One of the key teachings of Paul’s epistle to the Ephesians is that of unity. The apostle emphasizes, among other things, that there is “one faith,” and “one baptism” (Ephesians 4: 5). Ironically, however, this particular section of Paul’s writings is sometimes misunderstood in a way that limits Christian unity and interaction. The apostle’s words are misconstrued as a call to doctrinal purity and to mean there is only one faith (“ours” and not “theirs”) and one baptism (the way we do it, not how others perform the rite).
Doctrinal purity is important, of course; but it is hard to find a scripture to show that minor matters of doctrine trump the unity that God desires within his church. Many attempt to find such scriptures, however, and often settle on Romans 16:17: “I urge you, brothers and sisters, to watch out for those who cause divisions and put obstacles in your way that are contrary to the teaching you have learned. Keep away from them.” This verse is often used to attempt to show that even minor matters of doctrine are more important than unity, but that is really the exact opposite of its meaning. Paul is actually urging us to see that the divisions and offenses caused by some are contrary to doctrine – it is people who divide the church who are to be avoided, not those who may differ in understanding of minor points.
Some feel that every detail of doctrine as they understand it is important and cannot be negotiated, but Paul makes a clear distinction between the essentials of the gospel that cannot and must not be compromised (Galatians 1:8) and minor issues of understanding (Philippians 3:15) that do not necessarily separate individuals from the body of Christ.
But to return to Ephesians. To understand why Paul speaks of “one faith” and “one baptism,” it is vital that we keep in mind the context of what Paul is saying. Throughout Chapter 4, and throughout the whole epistle, Paul stresses the need for unity in the church and, not surprisingly, Ephesians has frequently been called the “epistle of unity.”
Paul begins Ephesians by pointing to the great goal of unity (Ephesians 1:10) and continues throughout chapters 2 and 3 by stressing the unity God has made possible between Jews and Gentiles (note especially Ephesians 2:14-18) and concluding “This mystery is that through the gospel the Gentiles are heirs together with Israel, members together of one body, and sharers together in the promise in Christ Jesus” (Ephesians 3:6, emphasis added here and below). In Ephesians 4, Paul then broadens the concept of unity to the whole church, instructing us:
Make every effort to keep the unity of the Spirit through the bond of peace. There is one body and one Spirit, just as you were called to one hope when you were called; one Lord, one faith, one baptism; one God and Father of all, who is over all and through all and in all. But to each one of us grace has been given as Christ apportioned it (Ephesians 4: 3–7).

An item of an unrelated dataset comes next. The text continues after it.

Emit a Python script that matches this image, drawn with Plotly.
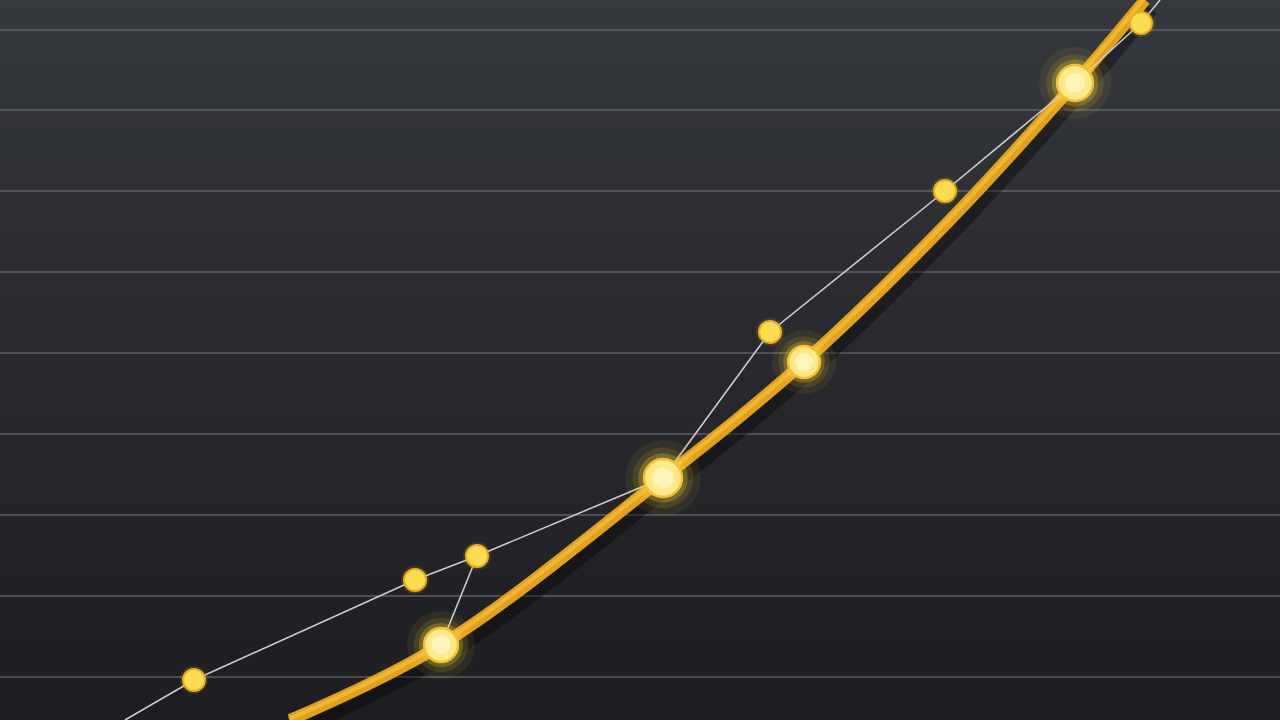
import plotly.graph_objects as go

# ---- data (plot units: x 0..1280, y 0..720 bottom-up) ----
grid_levels = [43, 124, 205, 286, 367, 448, 529, 610, 690]

trend_x = [290, 441, 663, 804, 950, 1075, 1145]
trend_y = [0, 75, 242, 358, 500, 637, 720]

key_x = [441, 663, 804, 1075]
key_y = [75, 242, 358, 637]
key_size = [34, 38, 32, 36]

obs_path_x = [125, 194, 415, 477, 663, 770, 945, 1075, 1141, 1160]
obs_path_y = [0, 40, 140, 164, 242, 388, 529, 637, 697, 720]

branch_x = [477, 441]
branch_y = [164, 75]

obs_x = [194, 415, 477, 770, 945, 1141]
obs_y = [40, 140, 164, 388, 529, 697]

bg_levels = [0, 720]

fig = go.Figure()

# background gradient
fig.add_trace(go.Heatmap(
    x=[0, 1280], y=bg_levels, z=[[0, 0], [1, 1]],
    colorscale=[[0, "#1d1e21"], [0.5, "#28292d"], [1, "#35383d"]],
    showscale=False, hoverinfo="skip", zsmooth="best"))

# gridlines
for g in grid_levels:
    fig.add_trace(go.Scatter(x=[0, 1280], y=[g, g], mode="lines",
                             line=dict(color="rgba(105,109,116,0.6)", width=2),
                             hoverinfo="skip", showlegend=False))

# trend shadow
fig.add_trace(go.Scatter(x=[v + 4 for v in trend_x], y=[v - 7 for v in trend_y],
                         mode="lines", line=dict(color="rgba(0,0,0,0.35)", width=20, shape="spline"),
                         hoverinfo="skip", showlegend=False))
# trend line
fig.add_trace(go.Scatter(x=trend_x, y=trend_y, mode="lines",
                         line=dict(color="#e3a01c", width=12, shape="spline"),
                         hoverinfo="skip", showlegend=False))
fig.add_trace(go.Scatter(x=[v - 1 for v in trend_x], y=[v + 1 for v in trend_y], mode="lines",
                         line=dict(color="rgba(250,190,60,0.7)", width=4, shape="spline"),
                         hoverinfo="skip", showlegend=False))

# observed thin line
fig.add_trace(go.Scatter(x=obs_path_x, y=obs_path_y, mode="lines",
                         line=dict(color="#c9ccd1", width=1.6),
                         hoverinfo="skip", showlegend=False))
fig.add_trace(go.Scatter(x=branch_x, y=branch_y, mode="lines",
                         line=dict(color="#c9ccd1", width=1.6),
                         hoverinfo="skip", showlegend=False))

# glow for key points
for mult, alpha in [(2.0, 0.07), (1.6, 0.12), (1.3, 0.25)]:
    fig.add_trace(go.Scatter(x=key_x, y=key_y, mode="markers",
                             marker=dict(size=[s * mult for s in key_size], opacity=1,
                                         color=f"rgba(255,215,50,{alpha})", line=dict(width=0)),
                             hoverinfo="skip", showlegend=False))
fig.add_trace(go.Scatter(x=key_x, y=key_y, mode="markers",
                         marker=dict(size=key_size, color="#ffe98a", opacity=1,
                                     line=dict(color="#f5c030", width=2.5)),
                         showlegend=False))
fig.add_trace(go.Scatter(x=key_x, y=key_y, mode="markers",
                         marker=dict(size=[s * 0.55 for s in key_size], color="rgba(255,250,210,0.7)",
                                     opacity=1, line=dict(width=0)),
                         hoverinfo="skip", showlegend=False))

# observed points
fig.add_trace(go.Scatter(x=obs_x, y=obs_y, mode="markers",
                         marker=dict(size=28, color="rgba(255,210,60,0.12)", opacity=1, line=dict(width=0)),
                         hoverinfo="skip", showlegend=False))
fig.add_trace(go.Scatter(x=obs_x, y=obs_y, mode="markers",
                         marker=dict(size=22, color="#fcdc50", opacity=1,
                                     line=dict(color="#eab020", width=2)),
                         showlegend=False))

fig.update_layout(
    width=1280, height=720,
    margin=dict(l=0, r=0, t=0, b=0),
    paper_bgcolor="#26282c", plot_bgcolor="#26282c",
    showlegend=False,
    xaxis=dict(range=[0, 1280], visible=False, fixedrange=True),
    yaxis=dict(range=[0, 720], visible=False, fixedrange=True),
)

fig.write_html("out.html", config={"displayModeBar": False},
               post_script="document.body.style.margin='0';document.body.style.overflow='hidden';")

Seen properly in this context, it becomes clear that far from meaning that there is only one faith (ours and not theirs) and one baptism (the way we do it, not how others perform the rite ), Paul seeks to unify the body by emphasizing its unity in all things. Just as there is “one Lord,” so there is “one faith” and “one baptism,” etc. These are all examples of things that unify us rather than divide us. In other words, we all worship the same Lord, we are all part of the same faith, and all share the same way of life - our essential beliefs and actions show the unity we have, or should have, in Christ.
The whole of Ephesians is written from the perspective of the unity we share, the unity which is the basis of our relationships in Christ, despite our differences. And Paul is not blind to those differences but sees them as part of a unified body of Christ: “From him the whole body, joined and held together by every supporting ligament, grows and builds itself up in love, as each part does its work” (Ephesians 4:16) “for we are all members of one body” (Ephesians 4:25). That is perhaps why Paul ends his epistle by saying “Grace to all who love our Lord Jesus Christ with an undying love” (Ephesians 6:24).
Doctrinal accuracy is important, of course, but we must always be careful that we do not overuse the concept so that minor matters become a hindrance to unity in the body of Christ. The Sermon on the Mount indicates the kingdom of God is not so much about the pure in doctrine as the pure in heart. Ultimately, it is the presence of the Spirit of God within us and our way of life, not the minor details of our beliefs, that define our identity as members of the body of Christ.